Enfin, le dernier pôle prévu au sein de la HARIS devrait être consacré à la surveillance du système de santé et à la mise en place de fonctions mutualisées. Ce pôle se verrait notamment charger de la mise en œuvre d’un système informatisé intégré pour l’ensemble du système de santé. Il devra également faire office de centre de contrôle en assurant, entre autres, la surveillance épidémiologique. Enfin, ce pôle devrait également inclure un Observatoire de la santé chargé de la collecte de données et de réalisation d’enquêtes sur le secteur. Dépossédé de plusieurs de ses directions centrales, quel rôle se verrait confier le ministère de la Santé dans cette réorganisation du système de santé marocain?
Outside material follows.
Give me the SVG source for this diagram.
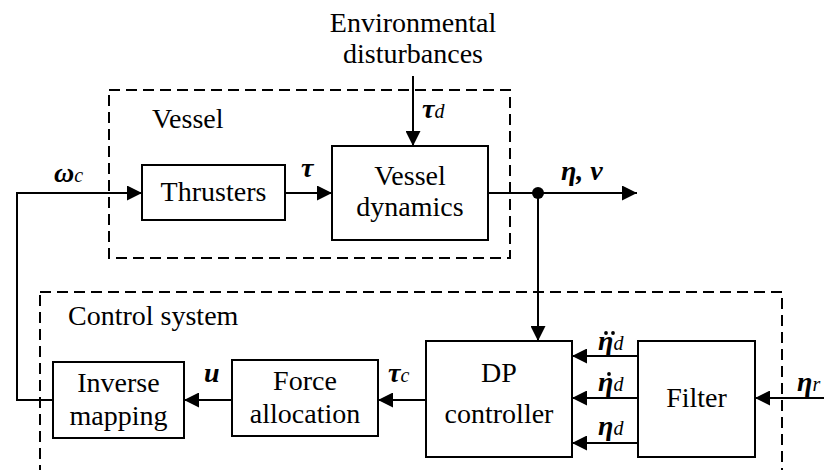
<svg xmlns="http://www.w3.org/2000/svg" width="824" height="470" viewBox="0 0 824 470">
<defs>
<marker id="ah" markerWidth="15" markerHeight="15" refX="15" refY="7.5" orient="auto" markerUnits="userSpaceOnUse">
<path d="M0,0 L15,7.5 L0,15 Z" fill="#000"/>
</marker>
</defs>
<rect width="824" height="470" fill="#fff"/>
<g id="groups">
<g fill="none" stroke="#000" stroke-width="2" stroke-dasharray="11 6">
<rect x="109" y="90" width="401" height="168"/>
<rect x="40" y="292" width="742" height="200"/>
</g>
<text x="152" y="128" font-family="Liberation Serif" font-size="28">Vessel</text>
<text x="68" y="325" font-family="Liberation Serif" font-size="28">Control system</text>
</g>
<g id="connectors" fill="none" stroke="#000" stroke-width="2">
<path d="M413,76 V146" marker-end="url(#ah)"/>
<path d="M53,400 H17 V193 H142" marker-end="url(#ah)"/>
<path d="M285,193 H332" marker-end="url(#ah)"/>
<path d="M488,193 H637" marker-end="url(#ah)"/>
<circle cx="538" cy="193" r="6" fill="#000" stroke="none"/>
<path d="M538,193 V341" marker-end="url(#ah)"/>
<path d="M232,400 H184" marker-end="url(#ah)"/>
<path d="M426,400 H378" marker-end="url(#ah)"/>
<path d="M638,356 H572" marker-end="url(#ah)"/>
<path d="M638,398 H572" marker-end="url(#ah)"/>
<path d="M638,443 H572" marker-end="url(#ah)"/>
<path d="M824,398 H755" marker-end="url(#ah)"/>
</g>
<g id="labels">
<text x="413" y="32" text-anchor="middle" font-family="Liberation Serif" font-size="28">Environmental</text>
<text x="413" y="63" text-anchor="middle" font-family="Liberation Serif" font-size="28">disturbances</text>
<text x="422" y="118" font-family="Liberation Serif" font-size="28" font-weight="bold" font-style="italic">τ<tspan font-size="20" font-weight="normal">d</tspan></text>
<text x="54" y="182" font-family="Liberation Serif" font-size="28" font-weight="bold" font-style="italic">ω<tspan font-size="20" font-weight="normal">c</tspan></text>
<text x="301" y="177" font-family="Liberation Serif" font-size="28" font-weight="bold" font-style="italic">τ</text>
<text x="561" y="180" font-family="Liberation Serif" font-size="28" font-weight="bold" font-style="italic">η, ν</text>
<text x="204" y="382" font-family="Liberation Serif" font-size="28" font-weight="bold" font-style="italic">u</text>
<text x="388" y="382" font-family="Liberation Serif" font-size="28" font-weight="bold" font-style="italic">τ<tspan font-size="20" font-weight="normal">c</tspan></text>
<text x="598" y="350" font-family="Liberation Serif" font-size="28" font-weight="bold" font-style="italic">η<tspan font-size="20" font-weight="normal">d</tspan></text>
<text x="598" y="391" font-family="Liberation Serif" font-size="28" font-weight="bold" font-style="italic">η<tspan font-size="20" font-weight="normal">d</tspan></text>
<text x="598" y="435" font-family="Liberation Serif" font-size="28" font-weight="bold" font-style="italic">η<tspan font-size="20" font-weight="normal">d</tspan></text>
<text x="797" y="391" font-family="Liberation Serif" font-size="28" font-weight="bold" font-style="italic">η<tspan font-size="20" font-weight="normal">r</tspan></text>
<circle cx="606" cy="333" r="1.9" fill="#000"/>
<circle cx="613" cy="333" r="1.9" fill="#000"/>
<circle cx="609" cy="374" r="1.9" fill="#000"/>
</g>
<g id="thrusters">
<rect x="142" y="165" width="143" height="55" fill="#fff" stroke="#000" stroke-width="2"/>
<text x="213.5" y="201" text-anchor="middle" font-family="Liberation Serif" font-size="28">Thrusters</text>
</g>
<g id="vessel-dynamics">
<rect x="332" y="146" width="156" height="94" fill="#fff" stroke="#000" stroke-width="2"/>
<text x="410" y="185" text-anchor="middle" font-family="Liberation Serif" font-size="28">Vessel</text>
<text x="410" y="216" text-anchor="middle" font-family="Liberation Serif" font-size="28">dynamics</text>
</g>
<g id="inverse-mapping">
<rect x="53" y="362" width="131" height="76" fill="#fff" stroke="#000" stroke-width="2"/>
<text x="118.5" y="392" text-anchor="middle" font-family="Liberation Serif" font-size="28">Inverse</text>
<text x="118.5" y="425" text-anchor="middle" font-family="Liberation Serif" font-size="28">mapping</text>
</g>
<g id="force-allocation">
<rect x="232" y="360" width="146" height="76" fill="#fff" stroke="#000" stroke-width="2"/>
<text x="305" y="390" text-anchor="middle" font-family="Liberation Serif" font-size="28">Force</text>
<text x="305" y="423" text-anchor="middle" font-family="Liberation Serif" font-size="28">allocation</text>
</g>
<g id="dp-controller">
<rect x="426" y="341" width="146" height="116" fill="#fff" stroke="#000" stroke-width="2"/>
<text x="499" y="382" text-anchor="middle" font-family="Liberation Serif" font-size="28">DP</text>
<text x="499" y="423" text-anchor="middle" font-family="Liberation Serif" font-size="28">controller</text>
</g>
<g id="filter">
<rect x="638" y="341" width="117" height="116" fill="#fff" stroke="#000" stroke-width="2"/>
<text x="696.5" y="407" text-anchor="middle" font-family="Liberation Serif" font-size="28">Filter</text>
</g>
</svg>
Dans cette reconfiguration, le ministère ferait office de courroie de transmission entre la stratégie, incarnée par la HARIS, et les différents acteurs du secteur. Parmi eux, 12 petits nouveaux: les Agences régionales de développement de la Santé (ARDS). Présentes dans chaque régions du royaume, les ARDS seront la “face locale” du système de santé. Elles seront chargées à la fois de la planification de la formation au niveau des régions, de l’impulsion des investissements publics et/ou privés ou encore de la supervision des tarifs au niveau régional. À ces fonctions vient également s’ajouter la supervision des centres de santés publics dans la région et donc… des GST.
Le défi des ressources humaines
L’autre volet de réforme est les ressources humaines. Le Maroc dispose de 7 médecins et 8 infirmiers et sages-femmes pour 10 000 habitants, contre 13 médecins et 29 infirmiers et sages-femmes en Tunisie. Un effectif en deçà des normes OMS. Celle-ci juge improbable que les pays disposant de moins de 23 professionnels de santé (en ne comptant que les médecins, le personnel infirmier et les sages-femmes) pour 10 000 habitants obtiennent des taux de couverture convenables pour les interventions essentielles en matière de soins.
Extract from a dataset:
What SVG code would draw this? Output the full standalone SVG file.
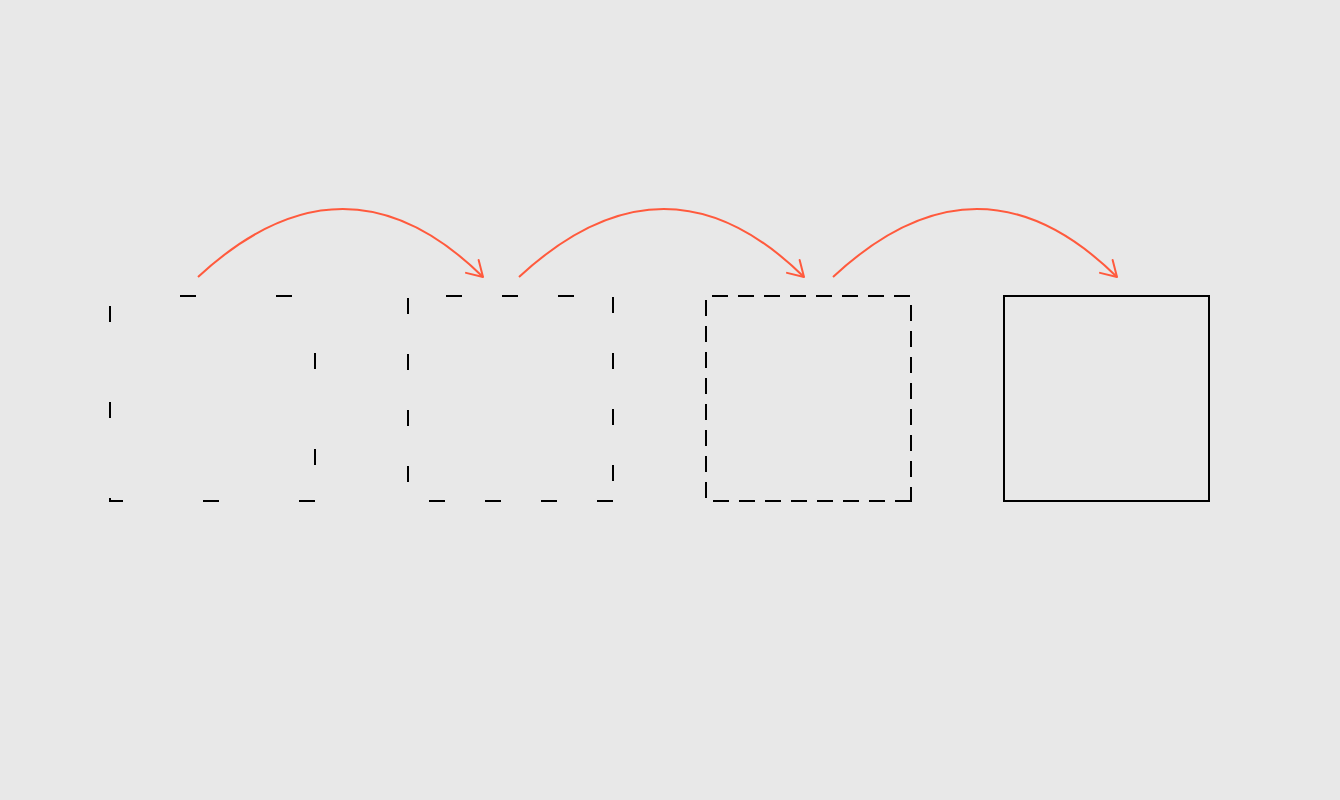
<svg xmlns="http://www.w3.org/2000/svg" width="1340" height="800" viewBox="0 0 1340 800">
  <style>
    .sq { fill: none; stroke: #000; stroke-width: 2; }
    .arc { fill: none; stroke: #ff5a3d; stroke-width: 2; }
  </style>
  <defs>
    <marker id="arrow" markerUnits="userSpaceOnUse" viewBox="-20 -12 24 24" refX="0" refY="0" markerWidth="24" markerHeight="24" orient="auto" overflow="visible">
      <path d="M-15,-9 L0,0 L-15,9" fill="none" stroke="#ff5a3d" stroke-width="2" stroke-linecap="round" stroke-linejoin="round"/>
    </marker>
  </defs>
  <rect x="0" y="0" width="1340" height="800" fill="#e8e8e8"/>
  <g id="square1">
    <path class="sq" d="M315,501 H110 V296 H315 Z" stroke-dasharray="16 80"/>
  </g>
  <g id="square2">
    <path class="sq" d="M613,501 H408 V296 H613 Z" stroke-dasharray="16 40"/>
  </g>
  <g id="square3">
    <path class="sq" d="M911,501 H706 V296 H911 Z" stroke-dasharray="16 10"/>
  </g>
  <g id="square4">
    <path class="sq" d="M1209,501 H1004 V296 H1209 Z"/>
  </g>
  <g id="connectors">
    <path class="arc" d="M198,277 Q345,141 483,277" marker-end="url(#arrow)"/>
    <path class="arc" d="M519,277 Q666,141 804,277" marker-end="url(#arrow)"/>
    <path class="arc" d="M833,277 Q979,141 1117,277" marker-end="url(#arrow)"/>
  </g>
</svg>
Une revalorisation des salaires du corps médical a aussi été décidée. Un accord a été signé, le 24 février, par le ministre de la Santé, Khalid Aït Taleb, et le ministre délégué chargé du Budget, Fouzi Lekjaâ, avec sept syndicats de la profession, en faveur d’une revalorisation salariale des médecins, pharmaciens et dentistes. Ces professions décrochent l’indice 509 sur la rémunération à compter de janvier 2023. Celle-ci équivaut à un grade de doctorat et se traduit par une augmentation de 3500 dirhams quand les salaires de ces professions débutaient entre 8000 et 9000 dirhams. Le dernier volet de cette grande réforme est la formation des médecins. Dans une note adressée aux présidents des universités publiques, datée du 17 février, le ministre de l’Enseignement supérieur, Abdellatif Miraoui, a annoncé la volonté du gouvernement de réduire d’un an la durée de formation en médecine “à partir de la rentrée prochaine”, passant de sept ans de formation à six.
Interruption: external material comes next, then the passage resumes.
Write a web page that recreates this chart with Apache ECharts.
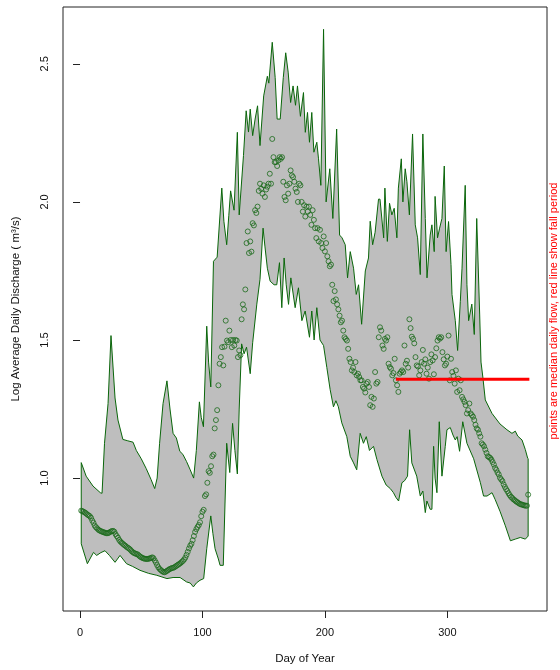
<!DOCTYPE html>
<html>
<head>
<meta charset="utf-8">
<script src="https://cdn.jsdelivr.net/npm/echarts@6/dist/echarts.min.js"></script>
<style>html,body{margin:0;padding:0;background:#fff}#c{width:560px;height:670px}</style>
</head>
<body>
<div id="c"></div>
<script>
// Upper envelope (daily maximum) [day, log discharge]
const upperBound = [[1,1.056],[5,1.007],[10.6,0.971],[16.6,0.947],[18,0.945],[20,1.126],[22.9,1.27],[25.3,1.516],[28.6,1.29],[31,1.21],[35,1.14],[39,1.135],[43.3,1.13],[46,1.10],[50,1.07],[54,1.035],[58,0.995],[61,0.962],[63,1.00],[65,1.126],[67.8,1.27],[71,1.352],[73.5,1.25],[76,1.162],[78.7,1.145],[81.5,1.097],[84,1.086],[87,1.06],[90,1.03],[92.8,1.0],[95,1.10],[97.5,1.276],[99,1.22],[100.8,1.186],[103.5,1.55],[105,1.42],[106.8,1.33],[109,1.785],[112,1.80],[115.8,2.05],[117.5,1.93],[119.8,1.845],[121.5,1.95],[123,2.04],[125.8,1.97],[128.5,2.252],[130,1.953],[133.5,2.168],[135.7,2.33],[137.6,2.253],[139,2.336],[141,2.24],[143,2.30],[145,2.348],[147,2.204],[150,2.384],[153,2.455],[154.2,2.43],[157,2.578],[159.4,2.45],[161,2.30],[163.5,2.30],[166,2.45],[168,2.54],[170,2.47],[172,2.36],[174,2.42],[176,2.35],[177.6,2.42],[180,2.31],[182.5,2.396],[184,2.252],[185.8,2.324],[187.4,2.216],[189.3,2.324],[191,2.18],[193.4,2.216],[194.8,2.156],[196.7,2.06],[198.9,2.625],[201,2.0],[204,2.12],[206.5,1.94],[209.6,2.264],[212,1.88],[214,1.87],[216.6,1.845],[218.5,1.725],[220.7,1.82],[223.4,1.76],[225.6,1.665],[227.5,1.70],[230,1.557],[233,1.75],[235.6,1.797],[237,1.93],[239,1.845],[241,1.89],[243.8,2.01],[245,2.01],[248,1.87],[249,2.05],[251,1.857],[252.8,1.995],[254.7,1.953],[256.6,1.977],[258.8,1.87],[260,2.05],[262.4,2.156],[263.7,2.0],[265.6,2.12],[267,2.073],[269,1.953],[271.6,2.246],[273.8,1.917],[275.7,1.87],[277.9,1.737],[280,2.246],[282,1.94],[283.4,1.725],[286,1.88],[287.4,1.917],[289.3,1.82],[290,2.02],[292,1.87],[293.7,1.905],[295.6,1.94],[297.5,2.13],[299,1.82],[301,1.929],[303,1.773],[303.8,1.665],[306.5,1.57],[308.4,1.462],[310.6,1.64],[312,1.76],[314.6,2.06],[316,1.70],[317.4,1.57],[320,1.63],[322,1.52],[324,1.94],[326.4,1.594],[327.5,1.42],[329,1.366],[331,1.283],[336.5,1.234],[343,1.196],[348.7,1.175],[352.8,1.162],[355.5,1.17],[357.5,1.152],[361,1.138],[363.7,1.103],[365.6,1.072],[366,1.07]];

// Lower envelope (daily minimum) [day, log discharge]
const lowerBound = [[1,0.762],[6,0.69],[11,0.731],[13.6,0.72],[17,0.73],[20.4,0.737],[24,0.72],[28.6,0.695],[32.7,0.72],[38,0.69],[43,0.68],[49,0.666],[56,0.655],[62.7,0.648],[71,0.636],[76,0.64],[81.7,0.64],[87,0.624],[90,0.62],[92.6,0.606],[95,0.62],[98,0.63],[101,0.636],[103.5,0.744],[106.8,0.863],[108.5,0.80],[110.3,0.744],[113,0.707],[114.4,0.684],[117,0.684],[119.8,1.126],[122.3,1.02],[124.6,1.198],[126.5,1.10],[128.5,1.015],[130,1.25],[132,1.486],[134,1.45],[136,1.474],[139,1.378],[141,1.49],[144.4,1.63],[147,1.72],[149.5,1.905],[151,1.84],[153,1.76],[155.3,1.713],[158.5,1.70],[160.7,1.70],[162.9,1.78],[164.8,1.617],[166.7,1.797],[168.4,1.70],[170.3,1.629],[172.2,1.725],[175.7,1.617],[178.4,1.689],[181.2,1.57],[183.9,1.605],[187.4,1.51],[189.3,1.605],[191.2,1.50],[193.4,1.617],[196,1.50],[198.9,1.48],[201.6,1.40],[204.3,1.32],[207,1.258],[209,1.28],[211,1.258],[213.8,1.20],[217.9,1.15],[220.7,1.079],[223.4,1.055],[226,1.03],[228.8,1.162],[231.5,1.126],[233.8,1.15],[236.4,1.10],[239.7,1.115],[242.5,1.067],[246.6,1.007],[250,0.975],[253.4,0.962],[256,0.947],[258,0.93],[260.2,0.917],[262.9,0.983],[265,0.99],[267.5,1.007],[269.2,1.175],[271,1.055],[275,1.007],[277.9,0.935],[280,0.953],[282,0.875],[283.3,0.917],[286,0.887],[287.4,0.887],[288.8,1.115],[290,1.0],[291.5,0.947],[293.4,1.204],[295.6,1.007],[298.3,1.115],[299.7,1.175],[302.4,1.183],[304.6,1.156],[306.5,1.138],[308,1.15],[310,1.097],[312.6,1.204],[316,1.126],[321.5,1.07],[327,0.983],[329.6,0.935],[332.4,0.935],[336.5,0.947],[339,0.923],[343,0.88],[347.4,0.827],[351.5,0.773],[355.5,0.779],[359.6,0.785],[363.7,0.779],[366,0.79]];

// Median daily flow, days 1..366
const medianFlow = [
0.882,0.880,0.878,0.875,0.872,0.868,0.865,0.862,0.856,0.846,
0.838,0.828,0.822,0.818,0.813,0.810,0.808,0.806,0.804,0.803,
0.801,0.800,0.801,0.803,0.806,0.808,0.809,0.806,0.797,0.790,
0.784,0.776,0.770,0.766,0.762,0.758,0.755,0.751,0.748,0.745,
0.741,0.736,0.732,0.729,0.727,0.725,0.724,0.720,0.716,0.713,
0.711,0.709,0.708,0.707,0.707,0.708,0.709,0.711,0.713,0.710,
0.702,0.694,0.685,0.677,0.671,0.667,0.663,0.660,0.659,0.661,
0.664,0.667,0.670,0.672,0.674,0.675,0.677,0.680,0.683,0.686,
0.689,0.692,0.696,0.700,0.705,0.712,0.722,0.733,0.745,0.755,
0.762,0.775,0.790,0.805,0.815,0.823,0.830,0.840,0.862,0.878,
0.885,0.935,0.941,0.983,1.025,1.019,1.043,1.079,1.085,1.180,
1.210,1.246,1.336,1.414,1.438,1.474,1.408,1.476,1.570,1.498,
1.492,1.534,1.500,1.474,1.500,1.480,1.500,1.498,1.438,1.462,
1.445,1.575,1.629,1.611,1.683,1.851,1.893,1.815,1.857,1.820,
1.923,1.915,1.970,1.960,1.983,2.040,2.066,2.048,2.030,2.060,
2.018,2.045,2.055,2.066,2.102,2.066,2.228,2.162,2.144,2.144,
2.130,2.150,2.162,2.156,2.162,2.073,2.018,2.006,2.060,2.030,
2.066,2.114,2.096,2.090,2.073,2.048,2.036,2.000,2.066,2.060,
2.000,1.965,1.988,1.947,1.983,1.965,1.983,1.953,1.917,1.970,
1.935,1.905,1.869,1.905,1.857,1.899,1.851,1.833,1.875,1.821,
1.851,1.803,1.785,1.767,1.773,1.700,1.641,1.677,1.647,1.629,
1.611,1.588,1.564,1.570,1.534,1.510,1.504,1.498,1.468,1.432,
1.420,1.390,1.400,1.384,1.420,1.372,1.378,1.366,1.354,1.354,
1.330,1.324,1.310,1.342,1.348,1.330,1.264,1.294,1.258,1.288,
1.384,1.342,1.348,1.510,1.546,1.534,1.480,1.468,1.504,1.498,
1.510,1.414,1.402,1.396,1.372,1.380,1.432,1.354,1.336,1.312,
1.378,1.384,1.390,1.384,1.480,1.414,1.425,1.400,1.575,1.543,
1.512,1.504,1.488,1.438,1.408,1.404,1.372,1.390,1.420,1.464,
1.414,1.430,1.378,1.400,1.360,1.420,1.448,1.426,1.376,1.438,
1.470,1.498,1.510,1.505,1.510,1.456,1.430,1.408,1.414,1.440,
1.516,1.354,1.432,1.384,1.370,1.342,1.390,1.312,1.360,1.318,
1.354,1.294,1.285,1.276,1.264,1.234,1.246,1.270,1.234,1.228,
1.222,1.210,1.193,1.180,1.175,1.162,1.150,1.126,1.121,1.115,
1.103,1.091,1.079,1.076,1.073,1.067,1.058,1.049,1.037,1.030,
1.020,1.013,1.001,0.995,0.989,0.977,0.968,0.960,0.953,0.945,
0.938,0.932,0.928,0.923,0.920,0.916,0.913,0.910,0.907,0.905,
0.904,0.902,0.901,0.900,0.900,0.940];

// Fall period reference line
const fallPeriod = [[258,1.358],[367,1.358]];

const xTicks = [0,100,200,300];
const yTicks = [1.0,1.5,2.0,2.5];

const FONT = 'Liberation Sans, Arial, Helvetica, sans-serif';
const chart = echarts.init(document.getElementById('c'), null, {renderer:'canvas'});
chart.setOption({
  animation:false,
  backgroundColor:'#ffffff',
  grid:{left:63, top:7, width:484, height:609, show:true, borderColor:'#222', borderWidth:1, backgroundColor:'transparent'},
  xAxis:{
    type:'value', min:-13.9, max:381.4,
    splitLine:{show:false},
    axisLine:{show:false},
    axisTick:{show:true, customValues:xTicks, length:7, inside:false, lineStyle:{color:'#222'}},
    axisLabel:{customValues:xTicks, margin:16, fontSize:11, color:'#111', fontFamily:FONT},
    name:'Day of Year', nameLocation:'middle', nameGap:42,
    nameTextStyle:{fontSize:11.5, color:'#111', fontFamily:FONT}
  },
  yAxis:{
    type:'value', min:0.5187, max:2.7058,
    splitLine:{show:false},
    axisLine:{show:false},
    axisTick:{show:true, customValues:yTicks, length:7, inside:false, lineStyle:{color:'#222'}},
    axisLabel:{customValues:yTicks, rotate:90, margin:13, fontSize:11, color:'#111', fontFamily:FONT,
      formatter:function(v){return Number(v).toFixed(1);}},
    name:'Log Average Daily Discharge ( m³/s)', nameLocation:'middle', nameGap:41, nameRotate:90,
    nameTextStyle:{fontSize:11.5, color:'#111', fontFamily:FONT}
  },
  graphic:[{
    type:'text', x:553.5, y:311, rotation:Math.PI/2, silent:true,
    style:{text:'points are median daily flow, red line show fall period', fill:'#ff0000',
      font:'11px Liberation Sans, Arial, sans-serif', align:'center', verticalAlign:'middle'}
  }],
  series:[
    {
      type:'custom', silent:true, z:1,
      data:[[0,1]],
      renderItem:function(params, api){
        const pts = upperBound.map(function(p){return api.coord(p);})
          .concat(lowerBound.slice().reverse().map(function(p){return api.coord(p);}));
        return {type:'polygon', shape:{points:pts}, style:{fill:'#bebebe', stroke:'#0a660a', lineWidth:1}};
      }
    },
    {
      type:'scatter', z:3, silent:true,
      symbol:'circle', symbolSize:5,
      itemStyle:{color:'rgba(0,0,0,0)', borderColor:'#1a6a1a', borderWidth:1},
      data:medianFlow.map(function(v,i){return [i+1, v];})
    },
    {
      type:'line', z:4, silent:true, symbol:'none',
      lineStyle:{color:'#ff0000', width:3},
      data:fallPeriod
    }
  ]
});
</script>
</body>
</html>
Cette décision permettra de raccourcir et de rendre la formation du médecin plus efficace. Suffisant pour répondre au besoin quantitatif ? Le prochain défi de taille devrait être de retenir les médecins au Maroc. Selon un rapport parlementaire sur la fuite des cerveaux présenté en juin 2021, 603 médecins ont quitté le Maroc en 2018, soit 30% du nombre de diplômés des facultés de médecine et de pharmacie pour la même année. Une hémorragie qu’il est urgent de stopper.